Il fait remarquer que “certains campings achètent même des logements à l’extérieur. On essaie de cocher toutes les cases parce qu’aujourd’hui il nous faut jouer sur toutes les cordes à la fois pour convaincre les candidats. Les métiers le plus en tension ? La restauration, principalement et aussi les hommes et femmes d’entretien. Et c’est important car dans les prochaines années, nous aurons besoin de 10 000 salariés supplémentaires au-delà des 40 000 que nous salarions dans le secteur actuellement.” Pour tenir bars, restos, boutiques qui se multiplient.

“Si vous ne payez pas bien les gens, ils ne viennent pas bosser. Les choses se font naturellement”

S’agissant des salaires, “la branche donne le la, au-delà du Smic. Après, nous sommes pour la liberté, pour le marché. On n’intervient pas dans la stratégie des gestionnaires de campings. De toute façon, si vous ne payez pas bien les gens, ils ne viennent pas bosser. Les choses se font naturellement”.

“On peut se sentir aussi en vacances et se gagner un salaire, pour moi, c’était 1 400 € nets par mois”

Garance, 20 ans, vient de réussir son BTS Tourisme. Originaire de Clermont-Ferrand, elle a été stagiaire au California, le camping de Marie-France Durancel, à Vias. que dit-elle la jeune femme de 20 ans fraichement diplômée ? Elle met en avant “la proximité avec les gens ; petite, quand moi-même je venais en vacances avec mes parents ; je me disais ça doit être super-intéressant de travailler dans un camping ?!” Elle répond : “Ça l’est ! Et puis je bénéficiais de deux jours et demi de repos ; j’étais logée. Du coup, on peut se sentir aussi en vacances et se gagner un salaire, pour moi, c’était 1 400 € nets par mois.” Désormais, elle compte faire des voyages pour parfaire son anglais avant de s’établir quelque part ensuite dans le tourisme. Et peut-être dans l’hôtellerie de plein air, un secteur “super-intéressant !”

Dans mon camping, on pourrait s’y installer où l’on veut ; il y aurait une cuisine partagée ; un potager… ; on y organiserait des soirées jeux de société ; des rencontres…” 

Originaire de Béziers, Alexia, 21 ans, a travaillé cet été dans ce même camping. Pour un stage de trois mois afin de valider son master 1 en tourisme et développement durable des territoires.
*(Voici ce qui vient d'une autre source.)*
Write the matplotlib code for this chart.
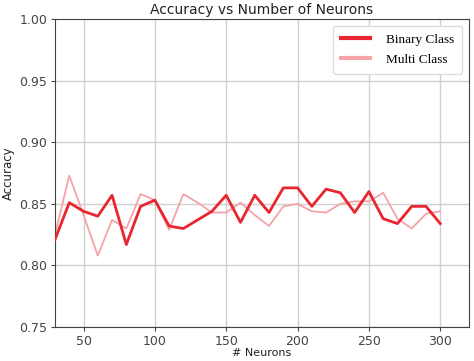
import numpy as np
import matplotlib
matplotlib.use("Agg")
import matplotlib.pyplot as plt

# number of neurons in the hidden layer
neurons = list(range(30, 301, 10))

# accuracy
binary_acc = [0.821, 0.851, 0.844, 0.840, 0.857, 0.817, 0.848, 0.853, 0.832, 0.830,
              0.837, 0.844, 0.857, 0.835, 0.857, 0.843, 0.863, 0.863, 0.848, 0.862,
              0.859, 0.843, 0.860, 0.838, 0.834, 0.848, 0.848, 0.834]
multi_acc = [0.825, 0.873, 0.841, 0.808, 0.837, 0.830, 0.858, 0.853, 0.829, 0.858,
             0.851, 0.843, 0.843, 0.851, 0.841, 0.832, 0.848, 0.850, 0.844, 0.843,
             0.850, 0.852, 0.852, 0.859, 0.838, 0.830, 0.842, 0.844]

fig = plt.figure(figsize=(4.74, 3.61), dpi=100)
ax = fig.add_axes([0.116, 0.094, 0.873, 0.853])

ax.plot(neurons, binary_acc, color="#e8262f", lw=2.0, label="Binary Class", zorder=3)
ax.plot(neurons, multi_acc, color="#f5a3a8", lw=1.3, label="Multi Class", zorder=2)

ax.set_xlim(30, 320)
ax.set_ylim(0.75, 1.00)
ax.set_xticks([50, 100, 150, 200, 250, 300])
ax.set_yticks([0.75, 0.80, 0.85, 0.90, 0.95, 1.00])
ax.yaxis.set_major_formatter(matplotlib.ticker.FormatStrFormatter("%.2f"))
ax.grid(True, color="#d0d0d0", lw=1.0)
ax.tick_params(labelsize=9, colors="#444444", length=3, pad=2.5)
for s in ax.spines.values():
    s.set_color("#444444")

ax.set_title("Accuracy vs Number of Neurons", fontsize=10, color="#222222", pad=4)
ax.set_xlabel("# Neurons", fontsize=8, color="#222222", labelpad=0)
ax.set_ylabel("Accuracy", fontsize=8.5, color="#222222", labelpad=3)

leg = ax.legend(loc="upper right", prop={"family": "Liberation Serif", "size": 9.5},
                handlelength=2.2, handletextpad=1.2, labelspacing=0.6,
                borderpad=0.6, framealpha=1.0, edgecolor="#dddddd")
for h in leg.get_lines():
    h.set_linewidth(3)

fig.savefig("out.png", dpi=100)
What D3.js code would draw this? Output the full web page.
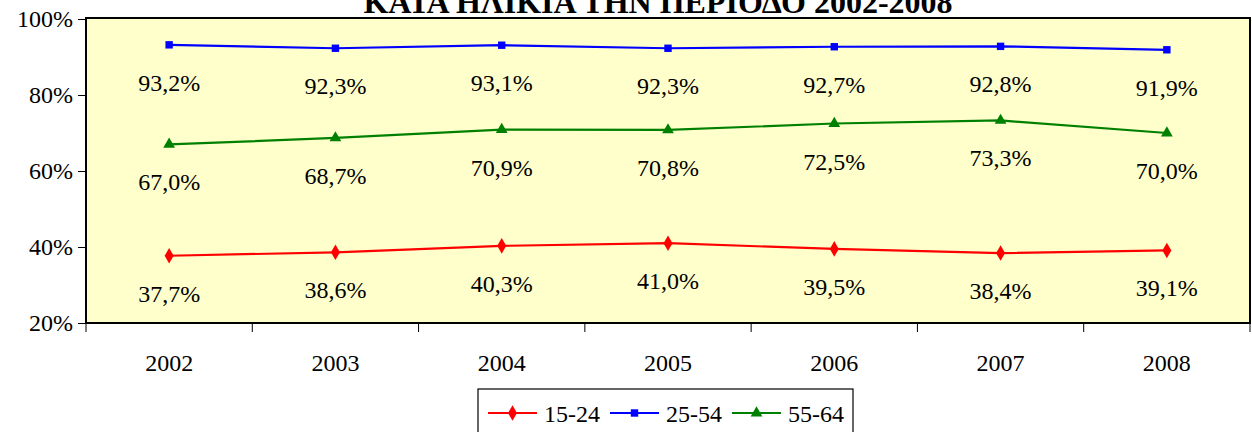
<!DOCTYPE html>
<html>
<head>
<meta charset="utf-8">
<script src="https://cdn.jsdelivr.net/npm/d3@7"></script>
<style>
    body { margin: 0; background: #fff; }
    svg, svg text { font-family: "Liberation Serif", "Times New Roman", serif; }
</style>
</head>
<body>
<div id="graph"></div>
<script>
let years = ["2002", "2003", "2004", "2005", "2006", "2007", "2008"];
let youth = [37.7, 38.6, 40.3, 41.0, 39.5, 38.4, 39.1];
let prime = [93.2, 92.3, 93.1, 92.3, 92.7, 92.8, 91.9];
let older = [67.0, 68.7, 70.9, 70.8, 72.5, 73.3, 70.0];
let yTicks = [20, 40, 60, 80, 100];

let series = [
    {name: "15-24", values: youth, color: "#ff0000", symbol: d3.symbolDiamond, size: 70},
    {name: "25-54", values: prime, color: "#0000ff", symbol: d3.symbolSquare, size: 55},
    {name: "55-64", values: older, color: "#008000", symbol: d3.symbolTriangle, size: 60}
];

let width = 1252;
let height = 432;

let svg = d3.select("#graph").append("svg")
    .attr("width", width)
    .attr("height", height);

let x_scale = d3.scaleBand()
    .domain(years)
    .range([86, 1250]);

let y_scale = d3.scaleLinear()
    .domain([20, 100])
    .range([323, 19]);

let cx = d => x_scale(d) + x_scale.bandwidth() / 2;

// title, cut off at the top like the original
svg.append("text")
    .attr("x", 658)
    .attr("y", 13)
    .attr("text-anchor", "middle")
    .attr("font-size", 32)
    .attr("font-weight", "bold")
    .text("ΚΑΤΑ ΗΛΙΚΙΑ ΤΗΝ ΠΕΡΙΟΔΟ 2002-2008");

// plot area
svg.append("rect")
    .attr("x", 86)
    .attr("y", 18)
    .attr("width", 1250 - 86)
    .attr("height", 323 - 18)
    .attr("fill", "#ffffcc")
    .attr("stroke", "#000")
    .attr("stroke-width", 2);

// y axis
let yAxis = svg.append("g")
    .attr("transform", "translate(86,0)")
    .call(d3.axisLeft(y_scale).tickValues(yTicks).tickSize(8).tickPadding(5).tickFormat(d => d + "%"))
    .attr("font-family", null)
    .attr("font-size", 24);
yAxis.select(".domain").remove();
yAxis.selectAll("line").attr("stroke", "#000");
yAxis.selectAll("text").attr("fill", "#000");

// x axis: ticks on category boundaries
let xAxis = svg.append("g")
    .attr("transform", "translate(0,323)");
xAxis.selectAll("line")
    .data(years.concat(["end"]))
    .enter().append("line")
    .attr("x1", (d, i) => 86 + i * x_scale.bandwidth())
    .attr("x2", (d, i) => 86 + i * x_scale.bandwidth())
    .attr("y1", 0)
    .attr("y2", 9)
    .attr("stroke", "#000");
xAxis.selectAll("text")
    .data(years)
    .enter().append("text")
    .attr("x", d => cx(d))
    .attr("y", 48)
    .attr("text-anchor", "middle")
    .attr("font-size", 24)
    .text(d => d);

let valueLine = d3.line()
    .x((d, i) => cx(years[i]))
    .y(d => y_scale(d));

let groups = svg.selectAll(".series")
    .data(series)
    .enter().append("g")
    .attr("class", "series");

groups.append("path")
    .attr("d", d => valueLine(d.values))
    .attr("fill", "none")
    .attr("stroke", d => d.color)
    .attr("stroke-width", 2.2);

groups.each(function (s) {
    let g = d3.select(this);
    g.selectAll("path.marker")
        .data(s.values)
        .enter().append("path")
        .attr("class", "marker")
        .attr("transform", (d, i) => `translate(${cx(years[i])},${y_scale(d)})`)
        .attr("d", d3.symbol().type(s.symbol).size(s.size))
        .attr("fill", s.color);

    g.selectAll("text")
        .data(s.values)
        .enter().append("text")
        .attr("x", (d, i) => cx(years[i]))
        .attr("y", d => y_scale(d) + 46)
        .attr("text-anchor", "middle")
        .attr("font-size", 24)
        .text(d => d.toFixed(1).replace(".", ",") + "%");
});

// legend
let legend = svg.append("g");
legend.append("rect")
    .attr("x", 478)
    .attr("y", 389)
    .attr("width", 375)
    .attr("height", 60)
    .attr("fill", "#fff")
    .attr("stroke", "#000")
    .attr("stroke-width", 1.2);

let items = legend.selectAll(".item")
    .data(series)
    .enter().append("g")
    .attr("transform", (d, i) => `translate(${488 + i * 122},413)`);

items.append("line")
    .attr("x1", 0)
    .attr("x2", 49)
    .attr("stroke", d => d.color)
    .attr("stroke-width", 2.2);
items.append("path")
    .attr("transform", "translate(24.5,0)")
    .attr("d", d => d3.symbol().type(d.symbol).size(d.size)())
    .attr("fill", d => d.color);
items.append("text")
    .attr("x", 56)
    .attr("y", 9)
    .attr("font-size", 24)
    .text(d => d.name);
</script>
</body>
</html>
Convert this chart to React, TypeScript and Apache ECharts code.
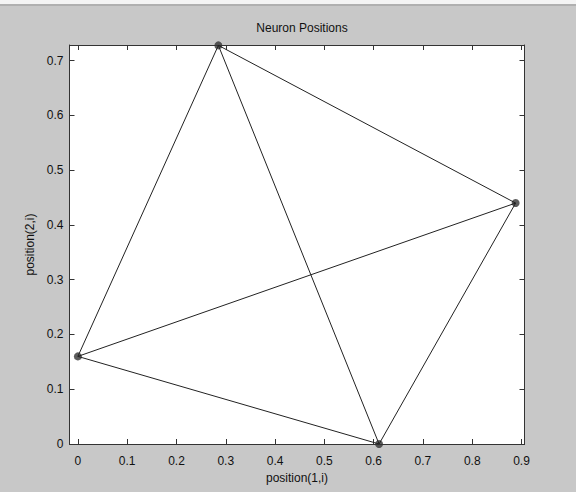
import React, { useEffect, useRef } from "react";
import * as echarts from "echarts";

const neuronX = [0, 0.285, 0.888, 0.611];
const neuronY = [0.16, 0.728, 0.44, 0];
const edges: [number, number][] = [
  [0, 1],
  [0, 2],
  [0, 3],
  [1, 2],
  [1, 3],
  [2, 3],
];
const xTicks = [0, 0.1, 0.2, 0.3, 0.4, 0.5, 0.6, 0.7, 0.8, 0.9];
const yTicks = [0, 0.1, 0.2, 0.3, 0.4, 0.5, 0.6, 0.7];
const xRange = [-0.017, 0.906];
const yRange = [0, 0.7287];

export default function App() {
  const ref = useRef<HTMLDivElement>(null);
  useEffect(() => {
    document.body.style.margin = "0";
    const chart = echarts.init(ref.current!, null, { renderer: "svg" });
    const lineData: (number[] | null)[] = [];
    edges.forEach(([a, b], i) => {
      if (i > 0) lineData.push(null as any);
      lineData.push([neuronX[a], neuronY[a]]);
      lineData.push([neuronX[b], neuronY[b]]);
    });
    const font = "'Liberation Sans', Arial, sans-serif";
    const axisLineStyle = { color: "#333", width: 1 };
    const baseX = {
      type: "value" as const,
      min: xRange[0],
      max: xRange[1],
      splitLine: { show: false },
      axisLine: { show: true, onZero: false, lineStyle: axisLineStyle },
    };
    const baseY = {
      type: "value" as const,
      min: yRange[0],
      max: yRange[1],
      splitLine: { show: false },
      axisLine: { show: true, onZero: false, lineStyle: axisLineStyle },
    };
    chart.setOption({
      animation: false,
      backgroundColor: "#c8c8c8",
      textStyle: { fontFamily: font },
      title: {
        text: "Neuron Positions",
        left: 297,
        top: 17,
        textAlign: "center",
        textStyle: { fontSize: 12, fontWeight: "normal", color: "#111", fontFamily: font },
      },
      graphic: [
        { type: "rect", shape: { x: 0, y: 0, width: 576, height: 4 }, style: { fill: "#f4f4f4" } },
        { type: "rect", shape: { x: 0, y: 4, width: 576, height: 2 }, style: { fill: "#b0b0b0" } },
      ],
      grid: { left: 69.5, top: 45, right: 51.5, bottom: 48, backgroundColor: "#fff", show: true, borderWidth: 0 },
      xAxis: [
        {
          ...baseX,
          position: "bottom",
          name: "position(1,i)",
          nameLocation: "middle",
          nameGap: 28,
          nameTextStyle: { fontSize: 12, color: "#111", fontFamily: font },
          axisTick: { show: true, inside: true, length: 5, customValues: xTicks, lineStyle: axisLineStyle },
          axisLabel: {
            show: true,
            customValues: xTicks,
            margin: 11,
            fontSize: 12,
            color: "#111",
            fontFamily: font,
            formatter: (v: number) => String(Math.round(v * 10) / 10),
          },
        },
        {
          ...baseX,
          position: "top",
          axisTick: { show: true, inside: true, length: 5, customValues: xTicks, lineStyle: axisLineStyle },
          axisLabel: { show: false },
        },
      ],
      yAxis: [
        {
          ...baseY,
          position: "left",
          name: "position(2,i)",
          nameLocation: "middle",
          nameGap: 30,
          nameTextStyle: { fontSize: 12, color: "#111", fontFamily: font },
          axisTick: { show: true, inside: true, length: 5, customValues: yTicks, lineStyle: axisLineStyle },
          axisLabel: {
            show: true,
            customValues: yTicks,
            margin: 6,
            fontSize: 12,
            color: "#111",
            fontFamily: font,
            formatter: (v: number) => String(Math.round(v * 10) / 10),
          },
        },
        {
          ...baseY,
          position: "right",
          axisTick: { show: true, inside: true, length: 5, customValues: yTicks, lineStyle: axisLineStyle },
          axisLabel: { show: false },
        },
      ],
      series: [
        {
          type: "line",
          data: lineData,
          connectNulls: false,
          showSymbol: false,
          symbol: "none",
          lineStyle: { color: "#222", width: 1 },
          clip: false,
        },
        {
          type: "scatter",
          data: neuronX.map((x, i) => [x, neuronY[i]]),
          symbolSize: 8,
          itemStyle: { color: "#333" },
          clip: false,
        },
      ],
    });
    return () => chart.dispose();
  }, []);
  return <div ref={ref} style={{ width: 576, height: 492 }} />;
}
Bilingue, “j’étais réceptionniste ; ce n’est pas ce que je préférais mais j’aimais bien”. Elle a aussi été au coeur de sa formation en recherchant auprès de l’Ademe, dans le cadre du Fonds pour le tourisme durable, des aides pour des projets qui ont du sens : réduction des déchets pour les clients comme pour les employés, par exemple. “Je ne connaissais pas du tout ce camping ; c’est en postulant ailleurs que l’on m’y a redirigé…”

Aime-t-elle, elle aussi, l’hôtellerie de plein air ? “Oui !” dit Alexia qui entre en Master 2 sans hésiter, citant là aussi une “relation aux clients différente”. Mais si, demain, Alexia, s’investit dans l’hôtellerie de plein air, ce sera avec des idées nouvelles qui rapprochent ; des concepts simples qui permettront à cette génération de réinventer ce que fut la révolution libertaire de la tente il y a 60 ans. “Déjà, mon camping, ce serait un terrain, pas vague, mais totalement vierge, en pleine nature ; on pourrait y venir seul ou en groupes ; on pourrait s’y installer où l’on veut ; il y aurait une cuisine partagée ; un potager… ; on y organiserait des soirées jeux de société ; des rencontres…” 

Olivier SCHLAMA

  • Le SETT est un salon annuel professionnel qui se déroule du 7 au 9 novembre au parc des expositions, à Pérols, près de Montpellier. Avec beaucoup de fournisseurs sur place qui s’adresse aux gestionnaires de campings. Gestion des piscines, des espaces verts, restauration… Avec des ateliers, des conférences. Depuis 2019, une journée est consacrée à la promotion et valorisation des métiers de l’hôtellerie de plein air.